The Commonwealth Ports Authority has finalized its plan to reduce wharfage rates for gasoline, diesel, bunkers, and other liquid petroleum products off-loaded or on-loaded by pipeline at the CNMI ports.
The proposed regulations have been published in the Jan. 25, 2006 issue of the Commonwealth Register. The proposal will be adopted if it receives no major opposition during the 30-day public comment period.
The new rates will be implemented 10 days upon adoption.
CPA seeks to reduce the current fuel wharfage rate of $5.50 per revenue ton. Instead, the authority proposes to charge $4.31 per revenue ton from Jan. 1, 2006 to Sept. 30, 2007. Then, the rate will be slightly increased to $4.52 per revenue ton between fiscal years 2008 and 2012.
In addition, the ports authority wants to keep the wharfage rate for all other types of cargo at the current rate of $5.75 per revenue ton until Sept. 30, 2007.
However, wharfage rates will be raised to $6 per revenue ton beginning FY 2008 until FY 2012.
Thereafter, the wharfage rates on all cargo will increase by 5 percent for each succeeding five-year period, according to the authority.
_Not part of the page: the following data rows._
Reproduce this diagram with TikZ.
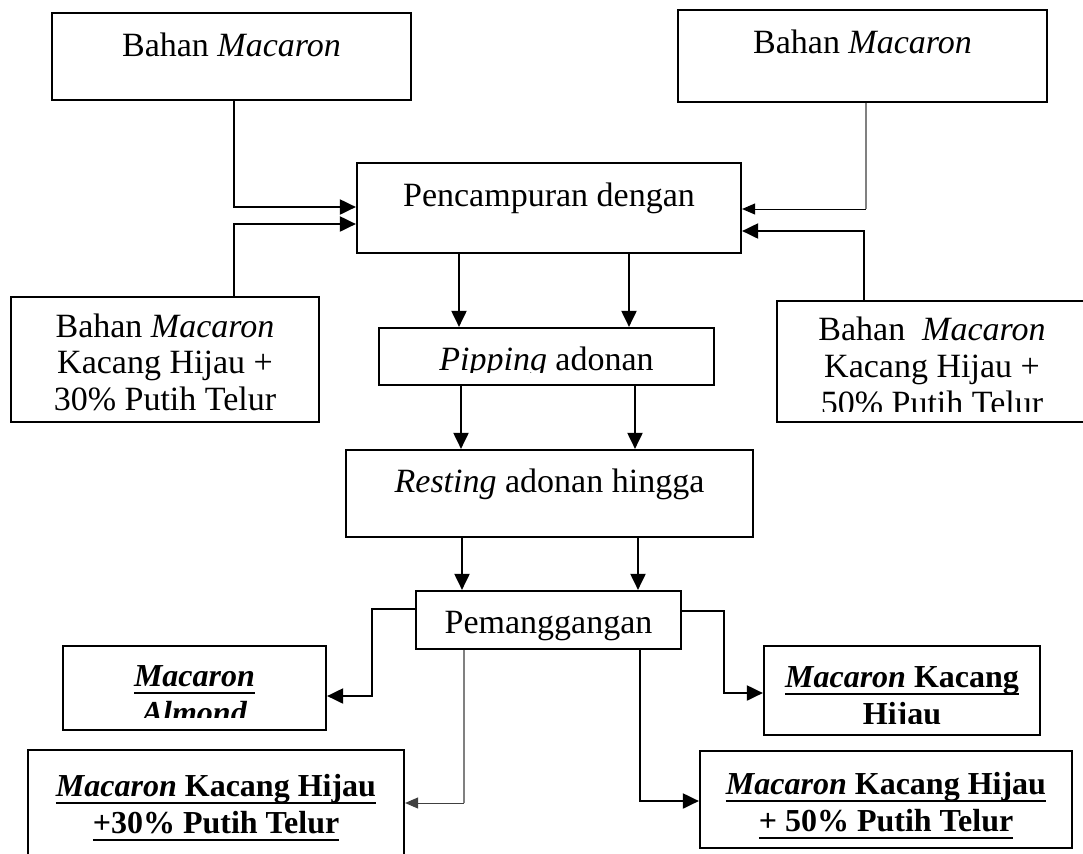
\documentclass[tikz,border=0pt]{standalone}
\usepackage{fontspec}
\setmainfont{Liberation Serif}
\usetikzlibrary{arrows.meta}
\newcommand\myul[1]{\setbox0\hbox{#1}\rlap{\rule[-4pt]{\wd0}{1.2pt}}\box0}
\tikzset{
  box/.style={draw, line width=1.1pt, inner sep=0pt, fill=white},
  txt/.style={anchor=base, inner sep=0pt, font=\fontsize{17}{20}\selectfont},
  btxt/.style={anchor=base, inner sep=0pt, font=\fontsize{16}{19}\selectfont\bfseries},
  arrowA/.style={line width=1pt, -{Triangle[length=8pt,width=7.5pt]}},
  arrowB/.style={line width=0.5pt, -{Triangle[length=6.5pt,width=5.5pt]}},
  greyline/.style={line width=0.6pt, draw=gray},
}
\begin{document}
\begin{tikzpicture}[x=0.5pt,y=-0.5pt]
\useasboundingbox (0,0) rectangle (1083,853);
\clip (0,0) rectangle (1083,853);
\fill[white] (0,0) rectangle (1083,853);

% boxes
\node[box, minimum width=179.5pt, minimum height=43.5pt] (TL) at (231.5,56.5) {};
\node[box, minimum width=184.5pt, minimum height=46pt] (TR) at (862.5,56) {};
\node[box, minimum width=192pt, minimum height=45pt] (MIX) at (549,208) {};
\node[box, minimum width=154pt, minimum height=62.5pt] (L) at (165,359.5) {};
\node[box, minimum width=155pt, minimum height=60.5pt] (R) at (932,361.5) {};
\node[box, minimum width=167.5pt, minimum height=28.5pt] (PIP) at (546.5,356.5) {};
\node[box, minimum width=203.5pt, minimum height=43.5pt] (REST) at (549.5,493.5) {};
\node[box, minimum width=132.5pt, minimum height=29pt] (PEM) at (548.5,620) {};
\node[box, minimum width=131.5pt, minimum height=42pt] (ALM) at (194.5,688) {};
\node[box, minimum width=188pt, minimum height=65pt] (BL) at (216,815) {};
\node[box, minimum width=138pt, minimum height=44.5pt] (KH) at (902,690.5) {};
\node[box, minimum width=186pt, minimum height=48.5pt] (BR) at (886,799.5) {};

% texts
\node[txt] (tTL) at (231.5,56) {Bahan \textit{Macaron}};
\node[txt] (tTR) at (862.5,53) {Bahan \textit{Macaron}};
\node[txt] (tMIX) at (549,206) {Pencampuran dengan};
\node[txt] (tL1) at (165,337) {Bahan \textit{Macaron}};
\node[txt] (tL2) at (165,373) {Kacang Hijau +};
\node[txt] (tL3) at (165,410) {30\% Putih Telur};
\node[txt] (tR1) at (932,340) {Bahan\ \ \textit{Macaron}};
\node[txt] (tR2) at (932,377) {Kacang Hijau +};
\begin{scope}
  \clip (R.north west) rectangle (R.east |- 0,411);
  \node[txt] (tR3) at (932,414) {50\% Putih Telur};
\end{scope}
\begin{scope}
  \clip (PIP.north west) rectangle (PIP.east |- 0,372);
  \node[txt] (tPIP) at (546.5,370) {\textit{Pipping} adonan};
\end{scope}
\node[txt] (tREST) at (549.5,492) {\textit{Resting} adonan hingga};
\node[txt] (tPEM) at (548.5,633) {Pemanggangan};
\node[btxt] (tALM1) at (194.5,686) {\myul{\textit{Macaron}}};
\begin{scope}
  \clip (ALM.north west) rectangle (ALM.east |- 0,717);
  \node[btxt] (tALM2) at (194.5,723) {\textit{Almond}};
\end{scope}
\node[btxt] (tKH1) at (902,687) {\myul{\textit{Macaron} Kacang}};
\begin{scope}
  \clip (KH.north west) rectangle (KH.east |- 0,723);
  \node[btxt] (tKH2) at (902,724) {Hijau};
\end{scope}
\node[btxt] (tBL1) at (216,796) {\myul{\textit{Macaron} Kacang Hijau}};
\node[btxt] (tBL2) at (216,833) {\myul{+30\% Putih Telur}};
\node[btxt] (tBR1) at (886,794) {\myul{\textit{Macaron} Kacang Hijau}};
\node[btxt] (tBR2) at (886,831) {\myul{+ 50\% Putih Telur}};

% connectors into mixing
\draw[arrowA] (TL.south -| 234,0) |- ([yshift=0.5pt]MIX.west);
\draw[arrowA] (L.north -| 234,0) |- ([yshift=-8pt]MIX.west);
\coordinate (g2) at (866,209);
\draw[greyline] (TR.south -| 866,0) -- (g2);
\draw[arrowB] (g2) -- (MIX.east |- g2);
\draw[arrowA] (R.north -| 864,0) |- ([yshift=-11.5pt]MIX.east);

% vertical flows
\draw[arrowA] (MIX.south -| 459,0) -- (PIP.north -| 459,0);
\draw[arrowA] (MIX.south -| 629,0) -- (PIP.north -| 629,0);
\draw[arrowA] (PIP.south -| 461,0) -- (REST.north -| 461,0);
\draw[arrowA] (PIP.south -| 635,0) -- (REST.north -| 635,0);
\draw[arrowA] (REST.south -| 462,0) -- (PEM.north -| 462,0);
\draw[arrowA] (REST.south -| 638,0) -- (PEM.north -| 638,0);

% outputs
\draw[arrowA] ([yshift=5.5pt]PEM.west) -- ++(-21.5pt,0) |- ([yshift=-4pt]ALM.east);
\draw[arrowA] ([yshift=4.5pt]PEM.east) -- ++(21pt,0) |- ([yshift=-1.25pt]KH.west);
\coordinate (g1) at (464,803);
\draw[greyline] (PEM.south -| 464,0) -- (g1);
\draw[arrowB, draw=black!75, fill=black] (g1) -- (BL.east |- g1);
\draw[arrowA] (PEM.south -| 640,0) |- ([yshift=-0.75pt]BR.west);
\end{tikzpicture}
\end{document}
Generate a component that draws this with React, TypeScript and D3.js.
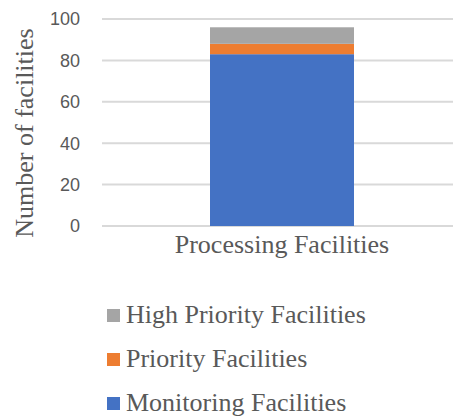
import * as d3 from 'd3';
import React from "react";

const categories = ["Processing Facilities"];
const seriesNames = ["Monitoring Facilities", "Priority Facilities", "High Priority Facilities"];
const monitoring = [83];
const priority = [5];
const highPriority = [8];
const yTicks = [0, 20, 40, 60, 80, 100];
const colors = ["#4472C4", "#ED7D31", "#A5A5A5"];

const W = 453;
const H = 418;
const serif = { fontFamily: "Liberation Serif" };
const sans = { fontFamily: "Liberation Sans" };

export default function App() {
  const x = d3.scaleBand().domain(categories).range([102, 462]).padding(0.4286);
  const y = d3.scaleLinear().domain([0, 100]).range([226, 19]);

  const rows = categories.map((c, i) => ({
    category: c,
    monitoring: monitoring[i],
    priority: priority[i],
    high: highPriority[i],
  }));
  const stack = d3.stack<any>().keys(["monitoring", "priority", "high"]);
  const layers = stack(rows);

  // legend listed top to bottom in reverse stack order
  const legendRows = seriesNames.map((n, i) => ({ name: n, color: colors[i] })).reverse();
  const legendBase = [323, 367, 411];

  return (
    <svg width={W} height={H} style={{ position: "absolute", left: 0, top: 0, background: "#fff" }}>
      {yTicks.map(t => (
        <g key={t}>
          <line x1={102} x2={W} y1={y(t)} y2={y(t)} stroke="#d9d9d9" strokeWidth={2} />
          <text x={80} y={y(t)} dy="0.36em" textAnchor="end" style={sans} fontSize={18} fill="#595959">{t}</text>
        </g>
      ))}
      {layers.map((layer, li) => (
        <g key={li} fill={colors[li]}>
          {layer.map((d, j) => (
            <rect key={j}
              x={x(categories[j])}
              width={x.bandwidth()}
              y={y(d[1])}
              height={y(d[0]) - y(d[1])} />
          ))}
        </g>
      ))}
      {categories.map(c => (
        <text key={c} x={(x(c) as number) + x.bandwidth() / 2} y={253} textAnchor="middle"
          style={serif} fontSize={26} fill="#595959">{c}</text>
      ))}
      <text transform="translate(33,133) rotate(-90)" textAnchor="middle" style={serif} fontSize={26} fill="#595959">
        Number of facilities
      </text>
      {legendRows.map((r, i) => (
        <g key={r.name}>
          <rect x={107} y={legendBase[i] - 14} width={13} height={13} fill={r.color} />
          <text x={126} y={legendBase[i]} style={serif} fontSize={26} fill="#595959">{r.name}</text>
        </g>
      ))}
    </svg>
  );
}
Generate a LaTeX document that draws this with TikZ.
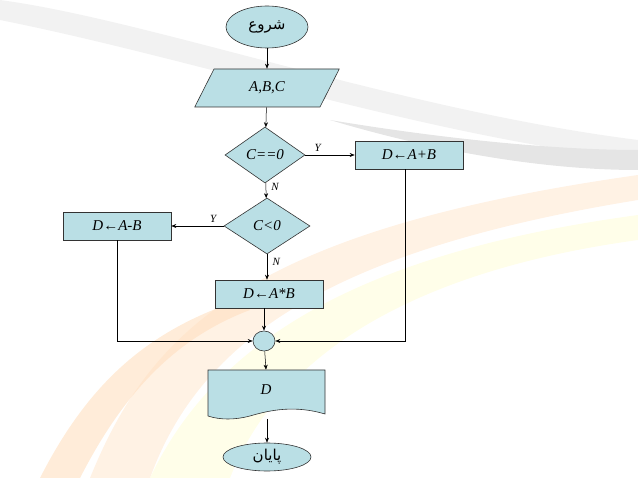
\documentclass[tikz,border=0pt]{standalone}
\usepackage{fontspec}
\setmainfont{Liberation Serif}
\newfontfamily\arabicfont[Script=Arabic]{DejaVu Sans}
\TeXXeTstate=1
\usetikzlibrary{shapes.geometric,arrows.meta}
\definecolor{fc}{RGB}{186,223,229}
\tikzset{
 base/.style={draw=black!80,fill=fc,line width=0.6pt,font=\fontsize{15}{17}\selectfont\itshape,inner sep=0pt},
 proc/.style={base,rectangle,minimum width=108pt,minimum height=28pt},
 dec/.style={base,diamond,aspect=1.45},
 term/.style={base,ellipse},
 arr/.style={-{Stealth[length=5pt,width=4pt]},line width=0.5pt},
 lbl/.style={font=\fontsize{11}{12}\selectfont\itshape}
}
\begin{document}
\begin{tikzpicture}[x=1pt,y=-1pt]
\useasboundingbox (0,0) rectangle (638,478);
% background swoosh
\fill[gray!10] (0,0) .. controls (150,20) and (400,110) .. (638,140) -- (638,160) .. controls (420,135) and (200,60) .. (0,20) -- cycle;
\fill[gray!20] (330,120) .. controls (450,140) and (560,150) .. (638,150) -- (638,170) .. controls (540,170) and (430,150) .. (330,120) -- cycle;
\fill[orange!15,opacity=0.7] (90,478) .. controls (150,330) and (250,230) .. (638,175) -- (638,200) .. controls (330,250) and (200,340) .. (150,478) -- cycle;
\fill[yellow!12,opacity=0.7] (150,478) .. controls (220,330) and (380,250) .. (638,215) -- (638,240) .. controls (420,270) and (280,350) .. (230,478) -- cycle;
\fill[orange!25,opacity=0.6] (40,478) .. controls (90,380) and (150,330) .. (240,300) -- (250,310) .. controls (170,340) and (120,400) .. (80,478) -- cycle;

\node[term,minimum width=82pt,minimum height=42pt] (start) at (267,27) {\arabicfont\upshape\beginR شروع\endR};
\node[base,trapezium,trapezium left angle=62,trapezium right angle=118,minimum width=145pt,minimum height=38pt,trapezium stretches=true] (in) at (267,88) {A,B,C};
\node[dec,minimum width=80pt,minimum height=56pt] (d1) at (265,155) {C==0};
\node[proc] (p1) at (409,155) {D←A+B};
\node[dec,minimum width=86pt,minimum height=56pt] (d2) at (267,226) {C<0};
\node[proc] (p2) at (117,226) {D←A-B};
\node[proc] (p3) at (269,294) {D←A*B};
\node[term,minimum width=22pt,minimum height=20pt] (j) at (264,341) {};
\coordinate (jl) at (117,341);
\coordinate (jr) at (405,341);
\node[base,draw=none,fill=none,minimum width=117pt,minimum height=44pt] (out) at (266,392) {};
\path[base] (208,370) -- (325,370) -- (325,414) .. controls (295,405) and (270,410) .. (250,416) .. controls (235,420) and (220,420) .. (208,416) -- cycle;
\node[font=\fontsize{15}{17}\selectfont\itshape] at (266,390) {D};
\node[term,minimum width=88pt,minimum height=28pt] (end) at (267,457) {\arabicfont\upshape\beginR پایان\endR};

\draw[arr] (start) -- (in);
\draw[arr] (in) -- (d1);
\draw[arr] (d1) -- node[lbl,above,pos=0.25]{Y} (p1);
\draw[arr] (d1) -- node[lbl,right=2pt,pos=0.3]{N} (d2);
\draw[arr] (d2) -- node[lbl,above,pos=0.2]{Y} (p2);
\draw[arr] (d2) -- node[lbl,right=2pt,pos=0.3]{N} (p3.north -| d2);
\draw[arr] (p3.south -| j) -- (j);
\draw[arr] (p2.south) -- (jl) -- (j);
\draw[arr] (p1.south -| jr) -- (jr) -- (j);
\draw[arr] (j) -- (out.north);
\draw[arr] (267,419) -- (end);
\end{tikzpicture}
\end{document}
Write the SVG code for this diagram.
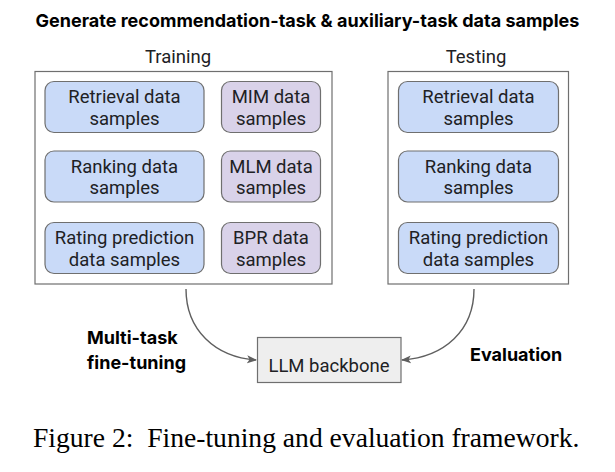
<svg xmlns="http://www.w3.org/2000/svg" width="615" height="472" viewBox="0 0 615 472">
<defs>
<style>
.t{font-family:Roboto,"Open Sans","Liberation Sans",sans-serif;font-size:18.5px;fill:#202124;text-anchor:middle}
.b{font-family:Inter,Roboto,"Liberation Sans",sans-serif;font-size:18px;font-weight:bold;fill:#000}
.blue{fill:#c9daf8;stroke:#6f6f6f;stroke-width:1.2}
.pur{fill:#d9d2e9;stroke:#6f6f6f;stroke-width:1.2}
.frame{fill:#fff;stroke:#6f6f6f;stroke-width:1.2}
.conn{fill:none;stroke:#5f5f5f;stroke-width:1.4}
</style>
<marker id="ah" markerWidth="10" markerHeight="10" refX="9" refY="5" orient="auto" markerUnits="userSpaceOnUse">
<path d="M0,1 L10,5 L0,9 L2.5,5 Z" fill="#5f5f5f"/>
</marker>
</defs>
<rect width="615" height="472" fill="#fff"/>
<text class="b" x="307.5" y="27" text-anchor="middle">Generate recommendation-task &amp; auxiliary-task data samples</text>
<text class="t" x="178" y="63">Training</text>
<text class="t" x="476" y="63">Testing</text>
<g id="training"><rect class="frame" x="35" y="71.5" width="297" height="212.5"/></g>
<g id="testing"><rect class="frame" x="388" y="71.5" width="180.5" height="212.5"/></g>
<g id="tr-retrieval"><rect class="blue" x="45" y="81.5" width="159" height="51" rx="9"/><text class="t" x="124.5" y="103">Retrieval data</text><text class="t" x="124.5" y="124.5">samples</text></g>
<g id="tr-ranking"><rect class="blue" x="45" y="151" width="159" height="51" rx="9"/><text class="t" x="124.5" y="172.5">Ranking data</text><text class="t" x="124.5" y="194">samples</text></g>
<g id="tr-rating"><rect class="blue" x="45" y="222.5" width="159" height="51" rx="9"/><text class="t" x="124.5" y="244">Rating prediction</text><text class="t" x="124.5" y="265.5">data samples</text></g>
<g id="mim"><rect class="pur" x="221.5" y="81.5" width="99" height="51" rx="9"/><text class="t" x="271" y="103">MIM data</text><text class="t" x="271" y="124.5">samples</text></g>
<g id="mlm"><rect class="pur" x="221.5" y="151" width="99" height="51" rx="9"/><text class="t" x="271" y="172.5">MLM data</text><text class="t" x="271" y="194">samples</text></g>
<g id="bpr"><rect class="pur" x="221.5" y="222.5" width="99" height="51" rx="9"/><text class="t" x="271" y="244">BPR data</text><text class="t" x="271" y="265.5">samples</text></g>
<g id="te-retrieval"><rect class="blue" x="398.5" y="81.5" width="160" height="51" rx="9"/><text class="t" x="478.5" y="103">Retrieval data</text><text class="t" x="478.5" y="124.5">samples</text></g>
<g id="te-ranking"><rect class="blue" x="398.5" y="151" width="160" height="51" rx="9"/><text class="t" x="478.5" y="172.5">Ranking data</text><text class="t" x="478.5" y="194">samples</text></g>
<g id="te-rating"><rect class="blue" x="398.5" y="222.5" width="160" height="51" rx="9"/><text class="t" x="478.5" y="244">Rating prediction</text><text class="t" x="478.5" y="265.5">data samples</text></g>
<g id="llm"><rect x="257.5" y="337.5" width="143.5" height="45" fill="#eeeeee" stroke="#6f6f6f" stroke-width="1.2"/><text class="t" x="329" y="371.5">LLM backbone</text></g>
<g id="connectors">
<path class="conn" d="M186,289 C186,330 215,357 256,360" marker-end="url(#ah)"/>
<path class="conn" d="M474,289 C474,330 445,357 402,360" marker-end="url(#ah)"/>
</g>
<text class="b" x="87" y="344">Multi-task</text>
<text class="b" x="87" y="369">fine-tuning</text>
<text class="b" x="470" y="361">Evaluation</text>
<text x="33" y="447" xml:space="preserve" font-family="'Liberation Serif',serif" font-size="27.6" fill="#000">Figure 2:  Fine-tuning and evaluation framework.</text>
</svg>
“The proposed regulations are intended to further define wharfage charges and to reduce wharfage charges on liquid petroleum products such as gasoline and diesel. It has been determined that the current rates are higher than certain other commercial ports and a reduction is warranted which will contribute to a reduction in the cost of living in the Commonwealth,” CPA explained.
Wharfage is assessed against all cargo passing any CNMI port.